The AI fabricated quotes. Real people came forward to say they never said what the book attributed to them. The New York Times found more than half a dozen fabricated or misattributed quotes in a published nonfiction book backed by a major publisher, multiple editors, and rounds of fact-checking.

A book about how AI reshapes truth was reshaped by AI into something that wasn’t true.

That is not irony. That is a governance failure with a name on it.

Rosenbaum isn’t quitting AI. He said so plainly after the story broke.

“The idea of going back to Microsoft Word… it’s just not in my nature,” he told Ars Technica. He called AI a delightful writing companion. He said it connects ideas and gives you pathways you wouldn’t find on your own. He compared it to a drug. Intoxicating and dangerous in the same sentence.

He compared using AI to riding a bicycle instead of a motorcycle. When the interviewer pointed out that AI’s productivity gains come with a clear risk of errors — making it look more like the motorcycle — Rosenbaum conceded the point might be fair.

He said he learned a lesson. He just hasn’t named the right one yet.

The lesson he took away is to be more suspicious of AI outputs going forward.

That is the wrong lesson.

Suspicion after the fact is not governance. Suspicion after the fact is how you feel when the book is already published and the people who never said those things are reading their own fabricated words in print.

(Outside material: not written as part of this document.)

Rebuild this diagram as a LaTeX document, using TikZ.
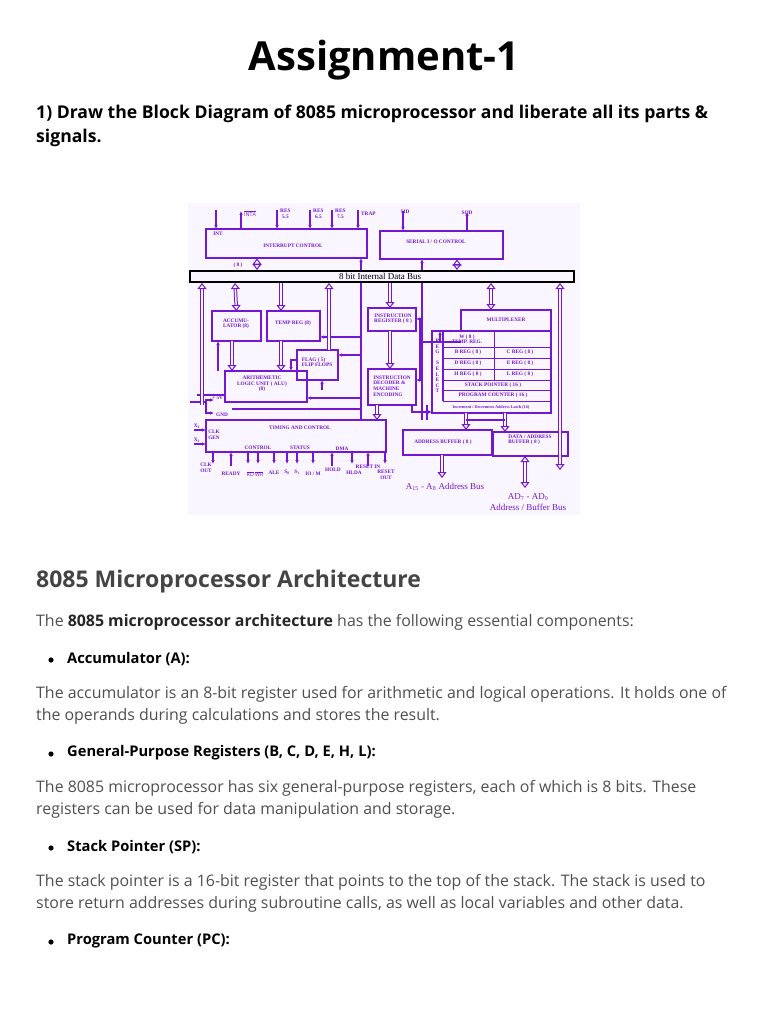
\documentclass[tikz,border=0pt]{standalone}
\usepackage{fontspec}
\setmainfont{Open Sans}
\newfontfamily\dg{Liberation Serif}
\usetikzlibrary{arrows.meta,calc}
\definecolor{pp}{HTML}{7417D0}
\definecolor{dbg}{HTML}{FAF6FF}
\definecolor{gt}{HTML}{505050}
\definecolor{ht}{HTML}{444444}
\begin{document}
\begin{tikzpicture}[x=1pt,y=-1pt,
 box/.style={draw=pp,line width=1.3pt,inner sep=0pt,outer sep=0pt},
 dl/.style={font=\dg\bfseries\fontsize{5.3}{5.6}\selectfont,text=pp,inner sep=0pt,align=center},
 ln/.style={pp,line width=1.2pt},
 ar/.style={pp,line width=1.2pt,-{Latex[length=4pt,width=3.5pt]}},
 hol/.style={draw=pp,double=dbg,double distance=2.5pt,line width=1pt,-{Triangle[open,length=6pt,width=9pt]}},
 hol2/.style={hol,{Triangle[open,length=6pt,width=9pt]}-{Triangle[open,length=6pt,width=9pt]}},
 bt/.style={font=\fontsize{15.9}{18}\selectfont,text=gt,anchor=west,inner sep=0pt},
 bh/.style={font=\bfseries\fontsize{14.7}{18}\selectfont,text=black,anchor=west,inner sep=0pt}]
\useasboundingbox (0,0) rectangle (768,1024);
\fill[white] (0,0) rectangle (768,1024);
% page text
\node[font=\bfseries\fontsize{40}{46}\selectfont,inner sep=0pt] (title) at (384,60) {Assignment-1};
\node[font=\bfseries\fontsize{17.6}{20}\selectfont,anchor=west,inner sep=0pt] (q1) at (36,114) {1) Draw the Block Diagram of 8085 microprocessor and liberate all its parts \&};
\node[font=\bfseries\fontsize{17.6}{20}\selectfont,anchor=west,inner sep=0pt] (q2) at (36,138) {signals.};
% diagram background
\fill[dbg] (188,203) rectangle (580,515);
% boxes
\node[box,minimum width=161pt,minimum height=29pt] (intc) at (286.5,243.5) {};
\node[dl] at (293,246) {INTERRUPT CONTROL};
\node[dl] at (218,234) {INT};
\node[box,minimum width=123pt,minimum height=28pt] (sioc) at (441.5,245) {};
\node[dl] at (436,242) {SERIAL I / O CONTROL};
\node[box,minimum width=49pt,minimum height=30pt] (acc) at (236.5,326) {};
\node[dl,align=left] at (236,324) {ACCUMU-\\LATOR (8)};
\node[box,minimum width=53pt,minimum height=30pt] (tmp) at (293.5,326) {};
\node[dl] at (293,323) {TEMP REG (8)};
\node[box,minimum width=41pt,minimum height=30pt] (flag) at (317.5,365) {};
\node[dl,align=left] at (317,362) {FLAG ( 5)\\FLIP FLOPS};
\node[box,minimum width=82pt,minimum height=31pt] (alu) at (266,386.5) {};
\node[dl] at (262,384) {ARITHEMETIC\\LOGIC UNIT ( ALU)\\(8)};
\node[box,minimum width=48pt,minimum height=23pt] (ir) at (392,319.5) {};
\node[dl] at (393,319) {INSTRUCTION\\REGISTER ( 8 )};
\node[box,minimum width=48pt,minimum height=36pt] (idec) at (392,387) {};
\node[dl,align=left] at (392,386) {INSTRUCTION\\DECODER \&\\MACHINE\\ENCODING};
\node[box,minimum width=90pt,minimum height=21pt] (mux) at (506,320.5) {};
\node[dl] at (506,320) {MULTIPLEXER};
% register array
\coordinate (ra1) at (432,331); \coordinate (ra2) at (551,413);
\draw[ln] (ra1) rectangle (ra2);
\draw[ln] (443,331)--(443,401);
\foreach \yy in {347,358,369,380,390,401} \draw[ln,line width=0.9pt] (443,\yy)--(551,\yy);
\draw[ln,line width=0.9pt] (494,331)--(494,380);
\node[dl] at (437.5,366) {R\\E\\G\\ \\S\\E\\L\\E\\C\\T};
\node[dl] at (467,339) {W ( 8 )\\TEMP. REG.};
\node[dl] at (468,352.5) {B REG ( 8 )}; \node[dl] at (520,352.5) {C REG ( 8 )};
\node[dl] at (468,363.5) {D REG ( 8 )}; \node[dl] at (520,363.5) {E REG ( 8 )};
\node[dl] at (468,374.5) {H REG ( 8 )}; \node[dl] at (520,374.5) {L REG ( 8 )};
\node[dl] at (493,385) {STACK POINTER ( 16 )};
\node[dl] at (493,395.5) {PROGRAM COUNTER ( 16 )};
\node[dl,font=\dg\bfseries\fontsize{4.2}{4.5}\selectfont] at (491,407) {Increment / Decrement Address Latch (16)};
\node[box,minimum width=180pt,minimum height=32pt] (tc) at (296,436) {};
\node[dl] at (300,428) {TIMING AND CONTROL};
\node[dl,align=left] at (214,435) {CLK\\GEN};
\node[dl] at (258,448) {CONTROL}; \node[dl] at (300,448) {STATUS}; \node[dl] at (342,449) {DMA};
\node[box,minimum width=89pt,minimum height=25pt] (ab) at (447.5,442.5) {};
\node[dl] at (443,442) {ADDRESS BUFFER ( 8 )};
\node[box,minimum width=75pt,minimum height=24pt] (dab) at (530.5,444) {};
\node[dl,align=left] at (530,440) {DATA / ADDRESS\\BUFFER ( 8 )};
% interrupt inputs
\foreach \xx/\t in {216/{},277/{RES\\5.5},310/{RES\\6.5},332/{RES\\7.5},358/{TRAP}} {
  \draw[ar] (\xx,210) -- (\xx,229);
  \node[dl,anchor=west] at (\xx+3,214) {\t};}
\draw[ar] (241,229)--(241,211); \node[dl,anchor=west] at (244,214) {$\overline{\mathrm{INTA}}$};
\draw[ar] (403,211)--(403,231); \node[dl] at (405,212) {SID};
\draw[ar] (467,231)--(467,212); \node[dl] at (467,213) {SOD};
\node[dl] at (238,265) {( 8 )};
\draw[hol2,double distance=1.5pt] (257,258.5)--(257,270);
\draw[hol2,double distance=1.5pt] (457,259.5)--(457,270);
% control lines
\draw[ar] (361,420)--(361,258);
\draw[ar] (422,420)--(422,259);
\draw[ar] (361,337)--(tmp.east|-0,337);
\draw[ar] (361,355)--(flag.east|-0,355);
\draw[ar] (361,398)--(alu.east|-0,398);
\draw[ar] (322,390)--(322,380);
\draw[ar] (297,360)--(291,360)--(291,371);
\draw[ar] (218,371)--(218,341);
\draw[ar] (420,319)--(416,319);
\draw[ln] (420,319)--(420,342)--(461,342);
\draw[ar] (440,342)--(440,331);
\draw[ar] (420,342)--(420,380)--(416,380);
\draw[ln] (427,405)--(427,420);
\draw[ar] (412,405)--(412,412)--(432,412);
\draw[ln] (197,395)--(225,395);
\draw[ln] (190,402)--(206,402);
\draw[ar] (206,405)--(206,400)--(214,400);
\draw[ar] (206,402)--(206,413)--(214,413);
\node[dl,anchor=west] at (212,398) {+ 5V};
\node[dl,anchor=west] at (216,415) {GND};
\draw[ln] (232,409)--(361,409);
% bus
\node[draw=black,line width=2pt,fill=dbg,inner sep=0pt,minimum width=384pt,minimum height=11pt] (bus) at (382,276) {};
\node[font=\dg\fontsize{9}{10}\selectfont,inner sep=0pt] at (380,276) {8 bit Internal Data Bus};
% bus connections
\draw[hol2,double distance=1.5pt] (235,283)--(acc.north);
\draw[hol] (281,283)--(281,311);
\draw[hol] (390,283)--(390,308);
\draw[hol2] (491,283)--(491,310);
\draw[hol] (329,350)--(329,283);
\draw[hol] (202,405)--(202,283);
\draw[hol2] (560,283)--(560,470);
\draw[hol] (390,331)--(390,369);
\draw[hol] (377,405)--(377,420);
\draw[hol] (232,341)--(232,371);
\draw[hol] (281,341)--(281,371);
\draw[hol] (442,455)--(442,478);
\draw[hol2] (525,456)--(525,488);
\draw[hol] (466,413)--(466,430);
\draw[hol] (505,413)--(505,432);
\draw[ln] (466,420)--(505,420);
% clock
\node[dl] at (197,426) {X\textsubscript{1}};
\node[dl] at (197,440) {X\textsubscript{2}};
\draw[ar] (194,430)--(206,430);
\draw[ar] (194,444)--(206,444);
% bottom signals
\foreach \xx in {213,248,258,274,287,297,313,352,385}
  \draw[ar] (\xx,452)--(\xx,464);
\foreach \xx in {231,332,368} \draw[ar] (\xx,466)--(\xx,452);
\node[dl] at (206,468) {CLK\\OUT};
\node[dl] at (231,474) {READY};
\node[dl] at (255,474) {$\overline{\mathrm{RD}}\,\overline{\mathrm{WR}}$};
\node[dl] at (274,473) {ALE};
\node[dl] at (287,472) {S\textsubscript{0}};
\node[dl] at (297,472) {S\textsubscript{1}};
\node[dl] at (313,474) {IO / M};
\node[dl] at (333,470) {HOLD};
\node[dl] at (354,473) {HLDA};
\node[dl] at (368,467) {RESET IN};
\node[dl] at (386,475) {RESET\\OUT};
\node[font=\dg\fontsize{9}{10}\selectfont,text=pp,inner sep=0pt] at (445,487) {A\textsubscript{15} - A\textsubscript{8} Address Bus};
\node[font=\dg\fontsize{9}{10.5}\selectfont,text=pp,inner sep=0pt,align=center] at (528,502) {AD\textsubscript{7} - AD\textsubscript{0}\\Address / Buffer Bus};
% lower page text
\node[font=\fontsize{23}{27}\selectfont\bfseries,text=ht,anchor=west,inner sep=0pt] (h2) at (36,582) {8085 Microprocessor Architecture};
\node[bt] at (36,622) {The \textbf{\color{black!85}8085 microprocessor architecture} has the following essential components:};
\foreach \yy/\t in {659/{Accumulator (A):},753/{General-Purpose Registers (B, C, D, E, H, L):},847/{Stack Pointer (SP):},941/{Program Counter (PC):}} {
  \fill (51,\yy+1) circle (2.6pt);
  \node[bh] at (67,\yy) {\t};}
\node[bt] at (36,694) {The accumulator is an 8-bit register used for arithmetic and logical operations. It holds one of};
\node[bt] at (36,716) {the operands during calculations and stores the result.};
\node[bt] at (36,788) {The 8085 microprocessor has six general-purpose registers, each of which is 8 bits. These};
\node[bt] at (36,810) {registers can be used for data manipulation and storage.};
\node[bt] at (36,882) {The stack pointer is a 16-bit register that points to the top of the stack. The stack is used to};
\node[bt] at (36,904) {store return addresses during subroutine calls, as well as local variables and other data.};
\end{tikzpicture}
\end{document}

The right lesson is this. The check has to fire before the output leaves the session. Before the quote enters the manuscript. Before the editor reads it. Before the fact-checker misses it. Before the publisher signs off. Before the reader opens the book.

Post-production fact-checking failed Rosenbaum at every stage. Multiple editors. Multiple rounds. One newspaper investigation caught what all of them missed.

The architecture was backwards. The accountability arrived after the damage was done.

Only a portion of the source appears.